◆ Exercise task
Read through the entries below and return each line with the word "this".

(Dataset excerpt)
+++

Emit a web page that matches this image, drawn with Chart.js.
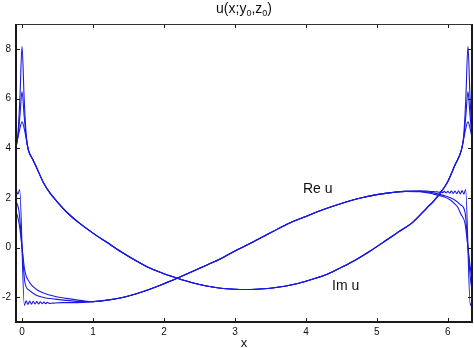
<!DOCTYPE html>
<html>
<head>
<meta charset="utf-8">
<script src="https://cdn.jsdelivr.net/npm/chart.js@4.4.0/dist/chart.umd.min.js"></script>
<style>
  html, body { margin: 0; padding: 0; background: #fff; }
</style>
</head>
<body>
<canvas id="myChart" width="474" height="348"></canvas>
<script>
// tick labels
var xTicks = [0, 1, 2, 3, 4, 5, 6];
var yTicks = [-2, 0, 2, 4, 6, 8];

// U-shaped curve, common part (all three resolutions agree here)
var uX = [0.09, 0.15, 0.2, 0.3, 0.4, 0.5, 0.62, 0.8, 1.0, 1.2, 1.4, 1.6, 1.8, 2.0, 2.2, 2.4, 2.6, 2.8, 3.0, 3.14,
          3.3, 3.5, 3.7, 3.9, 4.1, 4.3, 4.5, 4.7, 4.9, 5.1, 5.3, 5.5, 5.7, 5.8, 5.9, 6.0, 6.1, 6.19];
var uY = [3.92, 3.55, 3.25, 2.62, 2.17, 1.83, 1.45, 1.0, 0.58, 0.2, -0.18, -0.52, -0.83, -1.06, -1.25, -1.42, -1.55, -1.64, -1.68, -1.69,
          -1.68, -1.64, -1.56, -1.44, -1.27, -1.08, -0.8, -0.5, -0.15, 0.23, 0.62, 1.0, 1.58, 1.87, 2.22, 2.66, 3.32, 3.92];

// U curve end spikes, three resolutions
var uHiLX = [-0.09, -0.06, -0.03, 0, 0.03, 0.06];
var uHiLY = [3.95, 4.5, 6.0, 8.1, 6.0, 4.5];
var uHiRX = [6.223, 6.253, 6.283, 6.313, 6.343, 6.373];
var uHiRY = [4.5, 6.0, 8.1, 6.0, 4.5, 3.95];
var uMdLX = [-0.09, -0.06, -0.03, 0, 0.03, 0.06];
var uMdLY = [4.0, 4.4, 5.3, 6.28, 5.3, 4.4];
var uMdRX = [6.223, 6.253, 6.283, 6.313, 6.343, 6.373];
var uMdRY = [4.4, 5.3, 6.28, 5.3, 4.4, 4.0];
var uLoLX = [-0.09, -0.045, 0, 0.045];
var uLoLY = [4.05, 4.6, 5.06, 4.6];
var uLoRX = [6.238, 6.283, 6.328, 6.373];
var uLoRY = [4.6, 5.06, 4.6, 4.05];

// S-shaped curve, common part
var sX = [1.0, 1.2, 1.4, 1.6, 1.8, 2.0, 2.2, 2.4, 2.6, 2.8, 3.0, 3.2, 3.4, 3.6, 3.8, 4.0, 4.2, 4.4, 4.6, 4.8, 5.0, 5.2, 5.4];
var sY = [-2.18, -2.12, -2.02, -1.87, -1.68, -1.46, -1.22, -0.97, -0.71, -0.45, -0.14, 0.14, 0.44, 0.74, 1.03, 1.25, 1.48, 1.68, 1.86, 2.01, 2.13, 2.21, 2.26];

// S curve ends, high resolution (ringing)
var sHiLX = [-0.108, -0.083, -0.058, -0.033, 0.033, 0.058, 0.083, 0.108, 0.133, 0.158, 0.183, 0.208, 0.233, 0.258, 0.283, 0.308, 0.333, 0.358, 0.383, 0.433, 0.55, 0.7, 0.85];
var sHiLY = [2.16, 2.29, 2.15, 2.33, -2.33, -2.15, -2.29, -2.16, -2.28, -2.17, -2.27, -2.18, -2.27, -2.19, -2.26, -2.2, -2.26, -2.21, -2.25, -2.24, -2.22, -2.22, -2.21];
var sHiRX = [5.6, 5.7, 5.8, 5.85, 5.875, 5.9, 5.925, 5.95, 5.975, 6.0, 6.025, 6.05, 6.075, 6.1, 6.125, 6.15, 6.175, 6.2, 6.225, 6.25, 6.316, 6.341, 6.366, 6.391];
var sHiRY = [2.28, 2.27, 2.25, 2.24, 2.22, 2.25, 2.21, 2.26, 2.2, 2.26, 2.19, 2.27, 2.18, 2.27, 2.17, 2.28, 2.16, 2.29, 2.15, 2.33, -2.33, -2.15, -2.29, -2.16];

// S curve ends, medium resolution
var sMdLX = [-0.13, -0.085, -0.04, 0, 0.04, 0.1, 0.2, 0.3, 0.47, 0.7, 0.85];
var sMdLY = [1.95, 1.85, 1.4, 0, -1.4, -1.72, -1.92, -2.01, -2.08, -2.15, -2.18];
var sMdRX = [5.6, 5.8, 5.98, 6.08, 6.18, 6.243, 6.283, 6.323, 6.368, 6.413];
var sMdRY = [2.26, 2.2, 2.06, 1.94, 1.72, 1.4, 0, -1.4, -1.85, -1.95];

// S curve ends, low resolution
var sLoLX = [-0.13, -0.085, -0.04, 0, 0.04, 0.1, 0.2, 0.3, 0.47, 0.7, 0.85];
var sLoLY = [1.62, 1.45, 0.95, 0, -0.95, -1.38, -1.68, -1.83, -1.97, -2.08, -2.14];
var sLoRX = [5.6, 5.8, 5.95, 6.03, 6.1, 6.14, 6.183, 6.243, 6.283, 6.323, 6.368, 6.413];
var sLoRY = [2.25, 2.15, 2.03, 1.92, 1.75, 1.62, 1.35, 0.95, 0, -0.95, -1.45, -1.62];

function pts(xs, ys) {
  return xs.map(function (x, i) { return { x: x, y: ys[i] }; });
}

function curve(parts) {
  var out = [];
  parts.forEach(function (p) { out = out.concat(pts(p[0], p[1])); });
  return out;
}

var blue = 'rgb(25,25,225)';

function ds(data) {
  return {
    data: data,
    borderColor: blue,
    borderWidth: 1.1,
    pointRadius: 0,
    fill: false,
    cubicInterpolationMode: 'monotone'
  };
}

var datasets = [
  ds(curve([[uLoLX, uLoLY], [uX, uY], [uLoRX, uLoRY]])),
  ds(curve([[uMdLX, uMdLY], [uX, uY], [uMdRX, uMdRY]])),
  ds(curve([[uHiLX, uHiLY], [uX, uY], [uHiRX, uHiRY]])),
  ds(curve([[sLoLX, sLoLY], [sX, sY], [sLoRX, sLoRY]])),
  ds(curve([[sMdLX, sMdLY], [sX, sY], [sMdRX, sMdRY]])),
  ds(curve([[sHiLX, sHiLY], [sX, sY], [sHiRX, sHiRY]]))
];

// box, inward ticks on all sides, title and text labels (MATLAB look)
var frame = {
  id: 'frame',
  afterDraw: function (chart) {
    var ctx = chart.ctx, a = chart.chartArea;
    var xs = chart.scales.x, ys = chart.scales.y;
    ctx.save();
    ctx.strokeStyle = '#1a1a1a';
    ctx.lineWidth = 1;
    xTicks.forEach(function (v) {
      var p = Math.round(xs.getPixelForValue(v)) + 0.5;
      ctx.beginPath();
      ctx.moveTo(p, a.bottom); ctx.lineTo(p, a.bottom - 4);
      ctx.moveTo(p, a.top); ctx.lineTo(p, a.top + 4);
      ctx.stroke();
    });
    yTicks.forEach(function (v) {
      var p = Math.round(ys.getPixelForValue(v)) + 0.5;
      ctx.beginPath();
      ctx.moveTo(a.left, p); ctx.lineTo(a.left + 4, p);
      ctx.moveTo(a.right, p); ctx.lineTo(a.right - 4, p);
      ctx.stroke();
    });
    ctx.lineWidth = 1;
    ctx.strokeStyle = '#333';
    ctx.beginPath();
    ctx.moveTo(a.left, a.top + 0.5); ctx.lineTo(a.right, a.top + 0.5);
    ctx.stroke();
    ctx.lineWidth = 2;
    ctx.strokeStyle = '#1a1a1a';
    ctx.beginPath();
    ctx.moveTo(a.left, a.top); ctx.lineTo(a.left, a.bottom);
    ctx.lineTo(a.right, a.bottom); ctx.lineTo(a.right, a.top);
    ctx.stroke();

    // title with subscripts
    var parts = [['u(x;y', 14, 13], ['0', 9, 16], [',z', 14, 13], ['0', 9, 16], [')', 14, 13]];
    var w = 0;
    parts.forEach(function (p) {
      ctx.font = p[1] + 'px "Liberation Sans", Arial, sans-serif';
      p.push(ctx.measureText(p[0]).width);
      w += p[3];
    });
    var x0 = (a.left + a.right) / 2 - w / 2;
    ctx.fillStyle = '#111';
    ctx.textAlign = 'left';
    ctx.textBaseline = 'alphabetic';
    parts.forEach(function (p) {
      ctx.font = p[1] + 'px "Liberation Sans", Arial, sans-serif';
      ctx.fillText(p[0], x0, p[2]);
      x0 += p[3];
    });

    ctx.font = '13px "Liberation Sans", Arial, sans-serif';
    ctx.textAlign = 'center';
    ctx.fillText('x', (a.left + a.right) / 2, 346.5);

    ctx.font = '14px "Liberation Sans", Arial, sans-serif';
    ctx.textAlign = 'left';
    ctx.fillText('Re u', 303, 193);
    ctx.fillText('Im u', 332, 290);
    ctx.restore();
  }
};

new Chart('myChart', {
  type: 'line',
  data: { datasets: datasets },
  options: {
    responsive: false,
    animation: false,
    events: [],
    layout: { padding: { top: 24, right: 2, left: 0, bottom: 0 } },
    plugins: { legend: { display: false }, tooltip: { enabled: false } },
    scales: {
      x: {
        type: 'linear',
        min: -0.085,
        max: 6.34,
        grid: { display: false, drawTicks: false },
        border: { display: false },
        afterBuildTicks: function (s) { s.ticks = xTicks.map(function (v) { return { value: v }; }); },
        afterFit: function (s) { s.height = 26; },
        ticks: {
          color: '#111',
          padding: 4,
          maxRotation: 0,
          font: { family: '"Liberation Sans", Arial, sans-serif', size: 10 }
        }
      },
      y: {
        type: 'linear',
        min: -3,
        max: 9,
        grid: { display: false, drawTicks: false },
        border: { display: false },
        afterBuildTicks: function (s) { s.ticks = yTicks.map(function (v) { return { value: v }; }); },
        afterFit: function (s) { s.width = 16; },
        ticks: {
          color: '#111',
          padding: 5,
          font: { family: '"Liberation Sans", Arial, sans-serif', size: 10 }
        }
      }
    }
  },
  plugins: [frame]
});
</script>
</body>
</html>
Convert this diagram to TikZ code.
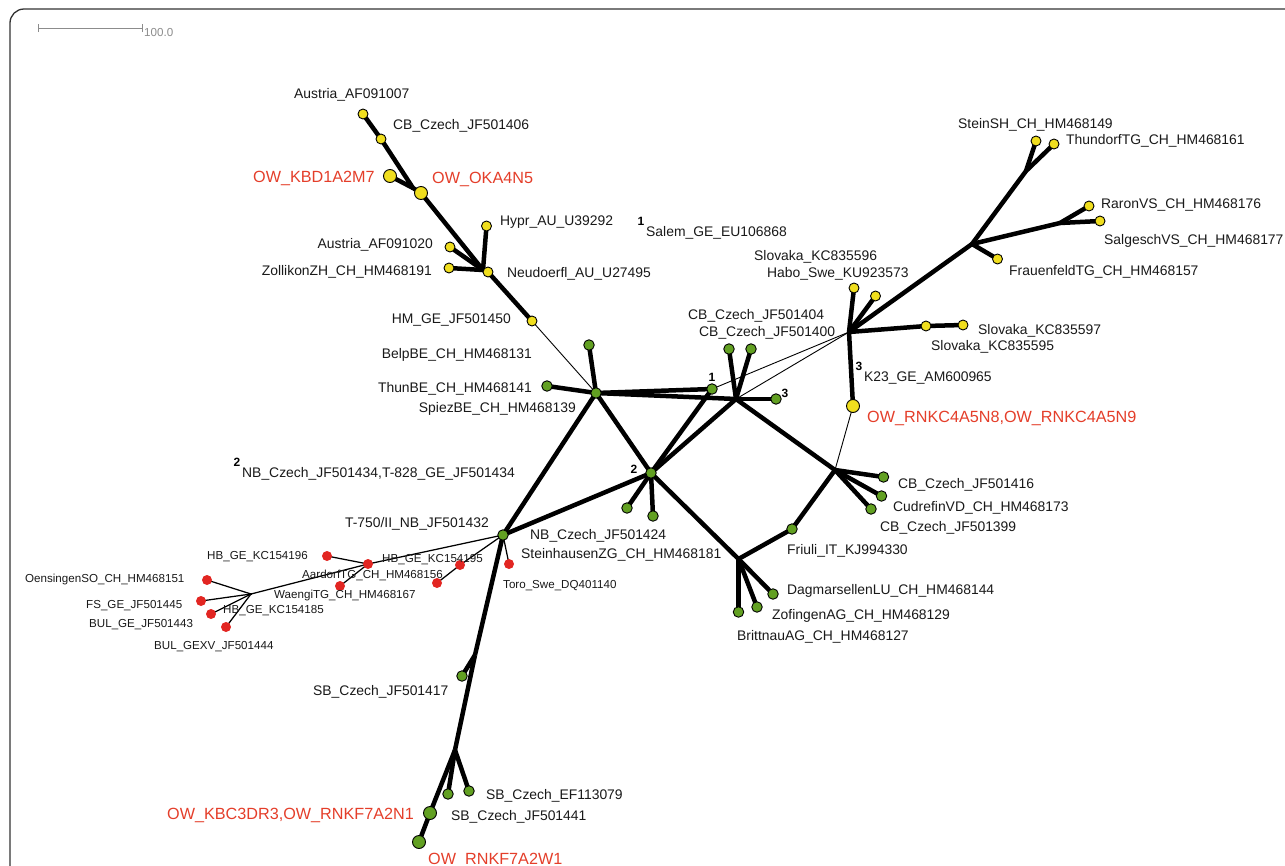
\documentclass[tikz,border=0pt]{standalone}
\usepackage{fontspec}
\setmainfont{Liberation Sans}
\usetikzlibrary{backgrounds}
\definecolor{ylw}{RGB}{240,222,30}
\definecolor{grn}{RGB}{98,160,34}
\definecolor{rdot}{RGB}{226,38,34}
\definecolor{rtxt}{RGB}{228,62,42}
\definecolor{scalegray}{RGB}{140,140,140}
\definecolor{txt}{RGB}{25,25,25}
\tikzset{
 dotY/.style={circle,fill=ylw,draw=black,line width=0.9pt,minimum size=10pt,inner sep=0pt},
 dotYB/.style={dotY,minimum size=13pt},
 dotG/.style={circle,fill=grn,draw=black,line width=0.9pt,minimum size=10.5pt,inner sep=0pt},
 dotGB/.style={dotG,minimum size=13pt},
 dotR/.style={circle,fill=rdot,minimum size=10pt,inner sep=0pt},
 jn/.style={rectangle,fill=black,draw=none,minimum size=2.6pt,inner sep=0pt},
 thk/.style={line width=4.5pt,line join=round},
 thn/.style={line width=0.9pt},
 rln/.style={line width=1.25pt},
 lbl/.style={anchor=base west,inner sep=0pt,font=\fontsize{13.9}{16}\selectfont,text=txt},
 lblr/.style={lbl,anchor=base east},
 olbl/.style={anchor=base west,inner sep=0pt,font=\fontsize{16.2}{19}\selectfont,text=rtxt},
 slbl/.style={anchor=base west,inner sep=0pt,font=\fontsize{11.6}{14}\selectfont,text=txt},
 num/.style={inner sep=0pt,font=\bfseries\fontsize{12}{14}\selectfont},
}
\begin{document}
\begin{tikzpicture}[x=1pt,y=-1pt]
\clip (0,0) rectangle (1285,865);
\draw[line width=1.3pt,draw=black!80,rounded corners=14pt] (10,9) rectangle (1320,900);
% scale bar
\coordinate (sbL) at (38,28);
\coordinate (sbR) at (142,28);
\draw[scalegray,line width=1pt] (sbL) -- (sbR);
\draw[scalegray,line width=1pt] ([yshift=-4pt]sbL) -- ([yshift=4pt]sbL);
\draw[scalegray,line width=1pt] ([yshift=-4pt]sbR) -- ([yshift=4pt]sbR);
\node[slbl,text=scalegray] (sbT) at (144,36.2) {100.0};

% ---- junctions
\node[jn] (j1) at (413,188) {};
\node[jn] (j2) at (483,270) {};
\node[jn] (cj) at (736,399) {};
\node[jn] (rj) at (835,470) {};
\node[jn] (bj) at (738.5,559) {};
\node[jn] (hub) at (849,332) {};
\node[jn] (ja) at (972,244) {};
\node[jn] (jb) at (1026,171) {};
\node[jn] (jc) at (1060,223) {};
\node[jn] (lj) at (251,594) {};
\node[jn] (sj1) at (475,655) {};
\node[jn] (sj2) at (455,750) {};

% ---- yellow
\node[dotY] (a07) at (363,114) {};
\node[dotY] (cb06) at (381,139) {};
\node[dotYB] (kbd) at (390,176) {};
\node[dotYB] (oka) at (421,193) {};
\node[dotY] (hypr) at (486.5,226) {};
\node[dotY] (a20) at (450,247) {};
\node[dotY] (zoll) at (449,268) {};
\node[dotY] (neud) at (488,272) {};
\node[dotY] (hm) at (532,321) {};
\node[dotY] (slo596) at (854,288) {};
\node[dotY] (habo) at (875.5,296) {};
\node[dotY] (slo595) at (926,326) {};
\node[dotY] (slo597) at (963,325) {};
\node[dotY] (stein) at (1036,141) {};
\node[dotY] (thund) at (1054,144) {};
\node[dotY] (raron) at (1089,206) {};
\node[dotY] (salg) at (1100,221) {};
\node[dotY] (frauen) at (997.5,259) {};
\node[dotYB] (rnkc) at (853,406) {};

% ---- green
\node[dotG] (belp) at (589,345) {};
\node[dotG] (thun) at (547,386) {};
\node[dotG] (spiez) at (596,393) {};
\node[dotG] (n1) at (712,389) {};
\node[dotG] (g1) at (729,349) {};
\node[dotG] (g2) at (751,349) {};
\node[dotG] (g3) at (776,399) {};
\node[dotG] (n2) at (651,473) {};
\node[dotG] (n2a) at (627,508) {};
\node[dotG] (n2b) at (653,516) {};
\node[dotG] (t750) at (503,535) {};
\node[dotG] (cb16) at (883.5,477) {};
\node[dotG] (cud) at (881.5,496) {};
\node[dotG] (cb99) at (871,509) {};
\node[dotG] (friuli) at (792,529) {};
\node[dotG] (dag) at (773,594) {};
\node[dotG] (zof) at (757,607) {};
\node[dotG] (brit) at (738.5,612) {};
\node[dotG] (sb417) at (462,676) {};
\node[dotG] (sb079) at (469,791) {};
\node[dotG] (sb441) at (448,794) {};
\node[dotGB] (kbc) at (430,813) {};
\node[dotGB] (w1) at (419,842) {};

% ---- red
\node[dotR] (hb196) at (327,556) {};
\node[dotR] (aard) at (368,564) {};
\node[dotR] (waeng) at (340,586) {};
\node[dotR] (oens) at (207,580) {};
\node[dotR] (fs) at (201,601) {};
\node[dotR] (hb185) at (211,614) {};
\node[dotR] (bulxv) at (226,627) {};
\node[dotR] (hb195a) at (460,565) {};
\node[dotR] (hb195b) at (437,583) {};
\node[dotR] (toro) at (509,564) {};

% ---- edges
\begin{scope}[on background layer]
\draw[thk] (a07.center) -- (cb06.center) -- (j1.center) -- (oka.center) -- (j2.center) -- (neud.center) -- (hm.center);
\draw[thk] (kbd.center) -- (j1.center);
\draw[thk] (a20.center) -- (j2.center);
\draw[thk] (zoll.center) -- (j2.center);
\draw[thk] (hypr.center) -- (j2.center);
\draw[thn] (hm.center) -- (spiez.center);
\draw[thk] (belp.center) -- (spiez.center);
\draw[thk] (thun.center) -- (spiez.center);
\draw[thk] (spiez.center) -- (n1.center);
\draw[thk] (spiez.center) -- (cj.center);
\draw[thk] (n1.center) -- (n2.center);
\draw[thk] (cj.center) -- (n2.center);
\draw[thk] (spiez.center) -- (n2.center);
\draw[thk] (cj.center) -- (g1.center);
\draw[thk] (cj.center) -- (g2.center);
\draw[thk] (cj.center) -- (g3.center);
\draw[thk] (spiez.center) -- (t750.center);
\draw[thk] (n2.center) -- (t750.center);
\draw[thk] (n2.center) -- (n2a.center);
\draw[thk] (n2.center) -- (n2b.center);
\draw[thk] (n2.center) -- (bj.center);
\draw[thk] (cj.center) -- (rj.center);
\draw[thk] (rj.center) -- (cb16.center);
\draw[thk] (rj.center) -- (cud.center);
\draw[thk] (rj.center) -- (cb99.center);
\draw[thk] (rj.center) -- (friuli.center) -- (bj.center);
\draw[thk] (bj.center) -- (dag.center);
\draw[thk] (bj.center) -- (zof.center);
\draw[thk] (bj.center) -- (brit.center);
\draw[thk] (t750.center) -- (sj1.center);
\draw[thk] (sj1.center) -- (sb417.center);
\draw[thk] (sj1.center) -- (sj2.center);
\draw[thk] (sj2.center) -- (sb441.center);
\draw[thk] (sj2.center) -- (sb079.center);
\draw[thk] (sj2.center) -- (kbc.center) -- (w1.center);
\draw[thn] (n1.center) -- (hub.center);
\draw[thn] (cj.center) -- (hub.center);
\draw[thn] (rj.center) -- (rnkc.center);
\draw[thk] (hub.center) -- (slo596.center);
\draw[thk] (hub.center) -- (habo.center);
\draw[thk] (hub.center) -- (slo595.center) -- (slo597.center);
\draw[thk] (hub.center) -- (rnkc.center);
\draw[thk] (hub.center) -- (ja.center);
\draw[thk] (ja.center) -- (frauen.center);
\draw[thk] (ja.center) -- (jc.center);
\draw[thk] (jc.center) -- (raron.center);
\draw[thk] (jc.center) -- (salg.center);
\draw[thk] (ja.center) -- (jb.center);
\draw[thk] (jb.center) -- (stein.center);
\draw[thk] (jb.center) -- (thund.center);
\draw[rln] (t750.center) -- (aard.center);
\draw[rln] (aard.center) -- (hb196.center);
\draw[rln] (aard.center) -- (waeng.center);
\draw[rln] (aard.center) -- (lj.center);
\draw[rln] (lj.center) -- (oens.center);
\draw[rln] (lj.center) -- (fs.center);
\draw[rln] (lj.center) -- (hb185.center);
\draw[rln] (lj.center) -- (bulxv.center);
\draw[rln] (t750.center) -- (hb195a.center) -- (hb195b.center);
\draw[rln] (t750.center) -- (toro.center);
\end{scope}

% ---- labels
\node[lbl] (La07) at (294,98) {Austria\_AF091007};
\node[lbl] (Lcb06) at (393,129) {CB\_Czech\_JF501406};
\node[lbl] (Lhypr) at (500,225) {Hypr\_AU\_U39292};
\node[lblr] (La20) at (433,248) {Austria\_AF091020};
\node[lblr] (Lzoll) at (432,275) {ZollikonZH\_CH\_HM468191};
\node[lbl] (Lneud) at (507,277) {Neudoerfl\_AU\_U27495};
\node[lblr] (Lhm) at (511,323) {HM\_GE\_JF501450};
\node[num] (Ls1) at (641,221) {1};
\node[lbl] (Lsalem) at (646,236) {Salem\_GE\_EU106868};
\node[lblr] (Lbelp) at (532,358) {BelpBE\_CH\_HM468131};
\node[lblr] (Lthun) at (532,392) {ThunBE\_CH\_HM468141};
\node[lblr] (Lspiez) at (576,412) {SpiezBE\_CH\_HM468139};
\node[lbl] (Lg1) at (688,319) {CB\_Czech\_JF501404};
\node[lbl] (Lg2) at (699,336) {CB\_Czech\_JF501400};
\node[num] (Ln1) at (712,377) {1};
\node[num] (Lg3) at (785,393) {3};
\node[num] (Ln2) at (634,469) {2};
\node[lbl] (Lslo596) at (754,260) {Slovaka\_KC835596};
\node[lbl] (Lhabo) at (767,277) {Habo\_Swe\_KU923573};
\node[lbl] (Lstein) at (958,128) {SteinSH\_CH\_HM468149};
\node[lbl] (Lthund) at (1066,144) {ThundorfTG\_CH\_HM468161};
\node[lbl] (Lraron) at (1101,208) {RaronVS\_CH\_HM468176};
\node[lbl] (Lsalg) at (1104,244) {SalgeschVS\_CH\_HM468177};
\node[lbl] (Lfrauen) at (1009,275) {FrauenfeldTG\_CH\_HM468157};
\node[lbl] (Lslo597) at (978,334) {Slovaka\_KC835597};
\node[lbl] (Lslo595) at (931,350) {Slovaka\_KC835595};
\node[num] (Ls3) at (859,366) {3};
\node[lbl] (Lk23) at (864,381) {K23\_GE\_AM600965};
\node[num] (Ls2) at (237,462) {2};
\node[lbl] (Lnb34) at (242,477) {NB\_Czech\_JF501434,T-828\_GE\_JF501434};
\node[lblr] (Lt750) at (489,527) {T-750/II\_NB\_JF501432};
\node[lbl] (Ln2a) at (530,539) {NB\_Czech\_JF501424};
\node[lbl] (Ln2b) at (521,558) {SteinhausenZG\_CH\_HM468181};
\node[lbl] (Lcb16) at (898,488) {CB\_Czech\_JF501416};
\node[lbl] (Lcud) at (893,511) {CudrefinVD\_CH\_HM468173};
\node[lbl] (Lcb99) at (880,531) {CB\_Czech\_JF501399};
\node[lbl] (Lfriuli) at (787,554) {Friuli\_IT\_KJ994330};
\node[lbl] (Ldag) at (787,594) {DagmarsellenLU\_CH\_HM468144};
\node[lbl] (Lzof) at (772,619) {ZofingenAG\_CH\_HM468129};
\node[lbl] (Lbrit) at (737,640) {BrittnauAG\_CH\_HM468127};
\node[lbl] (Lsb417) at (313,695) {SB\_Czech\_JF501417};
\node[lbl] (Lsb079) at (486,799) {SB\_Czech\_EF113079};
\node[lbl] (Lsb441) at (451,820) {SB\_Czech\_JF501441};
% red labels
\node[olbl] (Lkbd) at (253,182) {OW\_KBD1A2M7};
\node[olbl] (Loka) at (432,183) {OW\_OKA4N5};
\node[olbl] (Lrnkc) at (867,422) {OW\_RNKC4A5N8,OW\_RNKC4A5N9};
\node[olbl] (Lkbc) at (167,819) {OW\_KBC3DR3,OW\_RNKF7A2N1};
\node[olbl] (Lw1) at (428,864) {OW\_RNKF7A2W1};
% small labels
\node[slbl] (Lhb196) at (207,559) {HB\_GE\_KC154196};
\node[slbl] (Lhb195) at (382,562) {HB\_GE\_KC154195};
\node[slbl] (Laard) at (302,578) {AardorfTG\_CH\_HM468156};
\node[slbl] (Lwaeng) at (274,598) {WaengiTG\_CH\_HM468167};
\node[slbl] (Loens) at (25,582) {OensingenSO\_CH\_HM468151};
\node[slbl] (Lfs) at (86,608) {FS\_GE\_JF501445};
\node[slbl] (Lhb185) at (223,613) {HB\_GE\_KC154185};
\node[slbl] (Lbul43) at (89,627) {BUL\_GE\_JF501443};
\node[slbl] (Lbulxv) at (154,649) {BUL\_GEXV\_JF501444};
\node[slbl] (Ltoro) at (503,588) {Toro\_Swe\_DQ401140};
\end{tikzpicture}
\end{document}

+++

◆ Task answer
Emit a web page that matches this image, drawn with Chart.js.
Convert this diagram to TikZ code.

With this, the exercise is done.